WHAT TO PRODUCE: Check every line of the entries that follow, and copy the ones containing "image".

** begin **

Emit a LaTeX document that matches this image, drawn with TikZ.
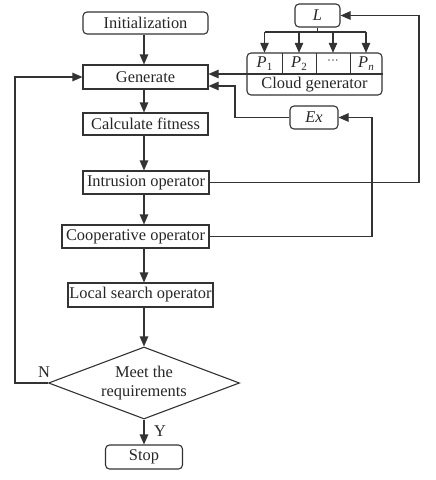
\documentclass[tikz,border=0pt]{standalone}
\usepackage{fontspec}
\setmainfont{Liberation Serif}
\usetikzlibrary{shapes.geometric,arrows.meta,calc}
\newcommand{\mysub}[1]{\raisebox{-0.35ex}{\fontsize{11}{11}\selectfont #1}}
\begin{document}
\begin{tikzpicture}[x=1pt,y=-1pt,
  every node/.style={font=\fontsize{16.4}{19.5}\selectfont, text=black!85},
  line/.style={draw=black!80, line width=1.1pt},
  arr/.style={line, -{Triangle[length=10pt,width=8.5pt]}},
  procbox/.style={line, rectangle, inner sep=0pt, minimum height=#1},
  procbox/.default=23pt,
  roundbox/.style={line, rectangle, rounded corners=4pt, inner sep=0pt, minimum height=23pt},
  cell/.style={rectangle, inner sep=0pt, minimum height=21pt}
]
\useasboundingbox (0,0) rectangle (436,480);
% main column
\node[roundbox, minimum width=125pt, minimum height=22pt] (init) at (145.5,23) {Initialization};
\node[procbox=24pt, minimum width=125pt] (gen) at (145.5,77) {Generate};
\node[procbox=22pt, minimum width=125pt] (calc) at (145.5,124) {Calculate fitness};
\node[procbox, minimum width=126pt] (intr) at (146,182.5) {Intrusion operator};
\node[procbox, minimum width=147pt] (coop) at (135.5,236.5) {Cooperative operator};
\node[procbox=24pt, minimum width=145pt] (local) at (140.5,295) {Local search operator};
\node[line, diamond, aspect=2.65, inner sep=0pt, minimum width=191pt, minimum height=72pt, align=center] (dia) at (144,383) {Meet the\\requirements};
\node[roundbox, minimum width=77pt, minimum height=24pt] (stop) at (144,457) {Stop};
% right side
\node[roundbox, minimum width=45pt] (L) at (317.5,15.5) {\textit{L}};
\node[line, rectangle, rounded corners=4pt, inner sep=0pt, minimum width=135pt, minimum height=42pt] (cloud) at (314.5,74) {};
\node[cell, minimum width=35pt] (p1) at (264.5,63.5) {\textit{P}\mysub{1}};
\node[cell, minimum width=34pt] (p2) at (299,63.5) {\textit{P}\mysub{2}};
\node[cell, minimum width=34pt] (p3) at (333,63.5) {\raisebox{0.4ex}{\fontsize{12}{12}\selectfont ···}};
\node[cell, minimum width=32pt] (pn) at (366,63.5) {\textit{P}\mysub{\textit{n}}};
\node (cgtext) at (314.5,85) {Cloud generator};
\node[roundbox, minimum width=48pt] (ex) at (314,117.5) {\textit{Ex}};
% coordinates
\coordinate (cx) at (144,0);
\coordinate (bar) at (0,32);
\coordinate (lx) at (15,0);
\coordinate (exj) at (235,86);
\coordinate (rx1) at (372,0);
\coordinate (rx2) at (419,0);
% cloud inner lines
\draw[line] (cloud.west) -- (cloud.east);
\draw[line] (p1.north east) -- (p1.south east);
\draw[line] (p2.north east) -- (p2.south east);
\draw[line] (p3.north east) -- (p3.south east);
% L to cells
\draw[line] (L.south) -- (L.south |- bar);
\draw[line] (p1.north |- bar) -- (pn.north |- bar);
\foreach \p in {p1,p2,p3,pn} \draw[arr] (\p.north |- bar) -- (\p.north);
% main flow
\draw[arr] (init.south -| cx) -- (gen.north -| cx);
\draw[arr] (gen.south -| cx) -- (calc.north -| cx);
\draw[arr] (calc.south -| cx) -- (intr.north -| cx);
\draw[arr] (intr.south -| cx) -- (coop.north -| cx);
\draw[arr] (coop.south -| cx) -- (local.north -| cx);
\draw[arr] (local.south -| cx) -- (dia.north);
\draw[arr] (dia.south) -- (stop.north);
\node at (160,431) {Y};
% loop back
\draw[arr] (dia.west) -| (lx |- gen.west) -- (gen.west);
\node at (44,372) {N};
% cloud to generate
\draw[arr] (cloud.west) -- (cloud.west -| gen.east);
% Ex to generate
\draw[arr] (ex.west) -| (exj) -- (exj -| gen.east);
% cooperative to Ex
\draw[arr] (coop.east) -| (rx1 |- ex.east) -- (ex.east);
% intrusion to L
\draw[arr] (intr.east) -| (rx2 |- L.east) -- (L.east);
\end{tikzpicture}
\end{document}
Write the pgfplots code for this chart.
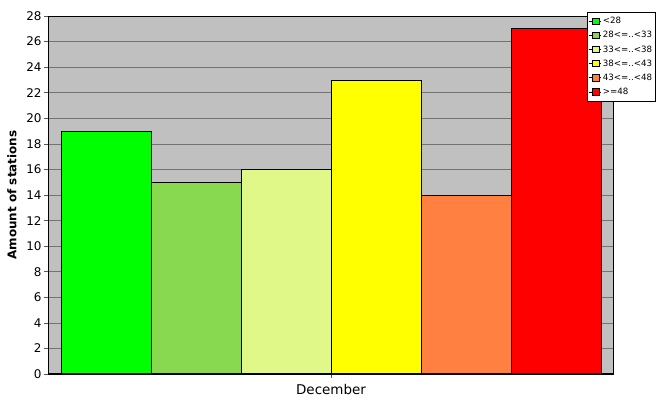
\documentclass[border=0pt]{standalone}
\usepackage{pgfplots}
\pgfplotsset{compat=1.18}
\usepackage{fontspec}
\setmainfont{DejaVu Sans}

\definecolor{cA}{RGB}{0,255,0}
\definecolor{cB}{RGB}{136,216,80}
\definecolor{cC}{RGB}{224,248,136}
\definecolor{cD}{RGB}{255,255,0}
\definecolor{cE}{RGB}{255,128,64}
\definecolor{cF}{RGB}{255,0,0}
\definecolor{plotbg}{RGB}{192,192,192}

\begin{document}
\begin{tikzpicture}
\useasboundingbox (0,0) rectangle (667bp,415bp);
\begin{axis}[
    at={(48bp,41bp)}, anchor=origin,
    scale only axis,
    width=565bp, height=358bp,
    xmin=0, xmax=565,
    ymin=0, ymax=28,
    ytick={0,2,...,28},
    xtick={283}, xticklabels={December},
    xtick pos=bottom, ytick pos=left,
    axis background/.style={fill=plotbg},
    ymajorgrids=true,
    grid style={gray!90!black, line width=0.6pt},
    axis line style={line width=0.6pt},
    tick align=outside,
    major tick length=4bp,
    tick style={gray!70!black, line width=0.6pt},
    yticklabel style={font=\fontsize{12}{13}\selectfont, xshift=1bp},
    xticklabel style={font=\fontsize{13.5}{14}\selectfont, yshift=-3bp},
    /pgf/number format/assume math mode=true,
    ylabel={\bfseries Amount of stations},
    ylabel style={font=\fontsize{12}{13}\selectfont, at={(rel axis cs:0,0.5)}, anchor=center, yshift=36bp},
    ybar, bar width=90, bar shift=0pt,
    legend style={at={(rel axis cs:0.954,1.011)}, anchor=north west,
        font=\fontsize{8.7}{9}\selectfont, draw=black, line width=0.6pt,
        row sep=2.2bp, inner xsep=1bp, inner ysep=3bp, cells={anchor=west}},
    legend image code/.code={\path (0bp,0bp) -- (12bp,0bp);
        \draw[#1, line width=0.4pt] (4bp,-3bp) rectangle (10.5bp,3.5bp);},
]
\addplot[fill=cA, draw=black, line width=0.6pt] coordinates {(58,19)};
\addplot[fill=cB, draw=black, line width=0.6pt] coordinates {(148,15)};
\addplot[fill=cC, draw=black, line width=0.6pt] coordinates {(238,16)};
\addplot[fill=cD, draw=black, line width=0.6pt] coordinates {(328,23)};
\addplot[fill=cE, draw=black, line width=0.6pt] coordinates {(418,14)};
\addplot[fill=cF, draw=black, line width=0.6pt] coordinates {(508,27)};
\legend{<28, 28<=..<33, 33<=..<38, 38<=..<43, 43<=..<48, >=48}
\draw[line width=1.6pt] (rel axis cs:0,1) -- (rel axis cs:0,0) -- (rel axis cs:1,0);
\end{axis}
\end{tikzpicture}
\end{document}
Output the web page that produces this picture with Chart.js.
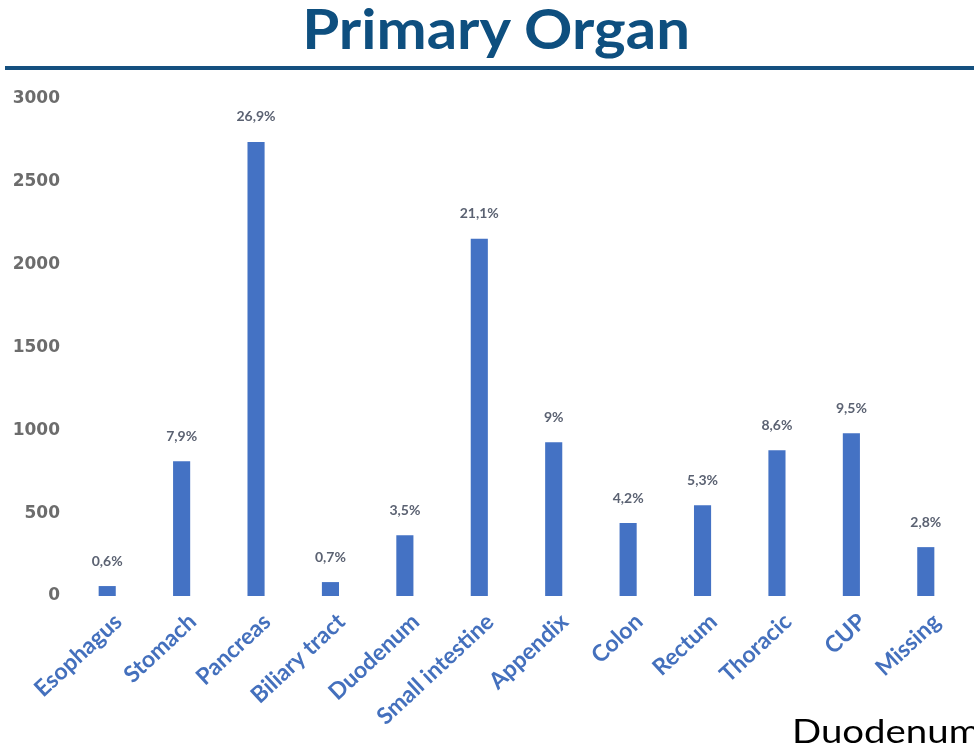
<!DOCTYPE html>
<html>
<head>
<meta charset="utf-8">
<script src="https://cdn.jsdelivr.net/npm/chart.js@4"></script>
<style>
  html, body { margin: 0; padding: 0; background: #ffffff; }
  body { width: 974px; height: 745px; position: relative; overflow: hidden; }
  #title {
    position: absolute; left: 10px; top: -5px; width: 974px; text-align: center;
    font-family: Lato, "Open Sans", sans-serif; font-weight: 700; font-size: 55px;
    color: #0e4f7f; line-height: 66px; transform: scaleX(1.09); transform-origin: 497px 0;
  }
  #rule {
    position: absolute; left: 5px; top: 66px; width: 969px; height: 4px; background: #15507f;
  }
  #chartBox { position: absolute; left: 0; top: 0; width: 974px; height: 745px; }
  #footer {
    position: absolute; left: 792px; top: 711px; white-space: nowrap;
    font-family: Lato, "Open Sans", sans-serif; font-size: 32px; line-height: 40px; color: #000000;
    transform: scaleX(1.2); transform-origin: 0 0;
  }
</style>
</head>
<body>
<div id="title">Primary Organ</div>
<div id="rule"></div>
<div id="chartBox"><canvas id="chart" width="974" height="745"></canvas></div>
<div id="footer">Duodenum</div>
<script>
// Patients per primary tumour site
const organs = ["Esophagus", "Stomach", "Pancreas", "Biliary tract", "Duodenum",
  "Small intestine", "Appendix", "Colon", "Rectum", "Thoracic", "CUP", "Missing"];
const patientCounts = [60, 813, 2741, 84, 367, 2157, 928, 440, 548, 880, 982, 295];
const shareLabels = ["0,6%", "7,9%", "26,9%", "0,7%", "3,5%", "21,1%", "9%",
  "4,2%", "5,3%", "8,6%", "9,5%", "2,8%"];
const yTicks = [0, 500, 1000, 1500, 2000, 2500, 3000];

// Writes the share above each bar
const shareLabelPlugin = {
  id: "shareLabels",
  afterDatasetsDraw(chart) {
    const ctx = chart.ctx;
    const meta = chart.getDatasetMeta(0);
    ctx.save();
    ctx.font = "700 14px Lato, 'Open Sans', sans-serif";
    ctx.fillStyle = "#5b6272";
    ctx.textAlign = "center";
    ctx.textBaseline = "middle";
    meta.data.forEach((bar, i) => {
      ctx.fillText(shareLabels[i], bar.x, bar.y - 25);
    });
    ctx.restore();
  }
};

new Chart(document.getElementById("chart"), {
  type: "bar",
  data: {
    labels: organs,
    datasets: [{
      data: patientCounts,
      backgroundColor: "#4472C4",
      barPercentage: 0.46,
      categoryPercentage: 0.5
    }]
  },
  options: {
    responsive: false,
    animation: false,
    layout: { padding: { top: 99, right: 11, left: 0, bottom: 0 } },
    plugins: { legend: { display: false }, tooltip: { enabled: false } },
    scales: {
      x: {
        grid: { display: false, drawTicks: false },
        border: { display: false },
        ticks: {
          color: "#4470bd",
          font: { family: "Lato, 'Open Sans', sans-serif", size: 23, weight: "700" },
          minRotation: 43, maxRotation: 43, padding: 12, autoSkip: false,
          labelOffset: 11
        },
        afterFit(scale) { scale.height = 149; }
      },
      y: {
        min: 0, max: 3000,
        afterBuildTicks(scale) { scale.ticks = yTicks.map(v => ({ value: v })); },
        grid: { display: false, drawTicks: false },
        border: { display: false },
        ticks: {
          color: "#6c6c6c",
          font: { family: "'DejaVu Sans', sans-serif", size: 17, weight: "700" },
          padding: 10,
          callback: (v) => String(v)
        },
        afterFit(scale) { scale.width = 70; }
      }
    }
  },
  plugins: [shareLabelPlugin]
});
</script>
</body>
</html>
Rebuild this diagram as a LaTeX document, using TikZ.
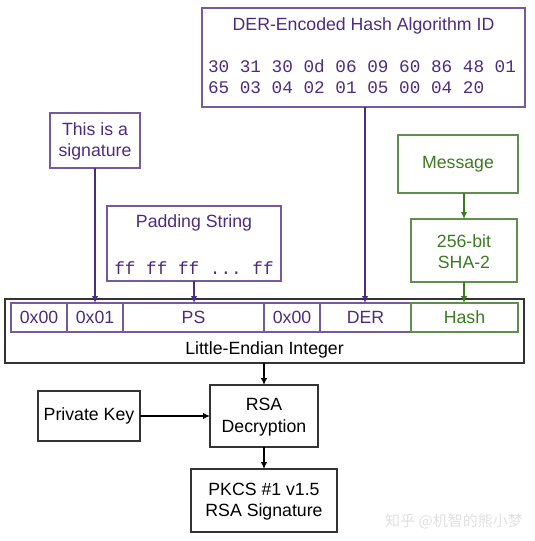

** end **

RESPONSE BELOW:
Emit a LaTeX document that matches this image, drawn with TikZ.
    legend image code/.code={\path (0bp,0bp) -- (12bp,0bp);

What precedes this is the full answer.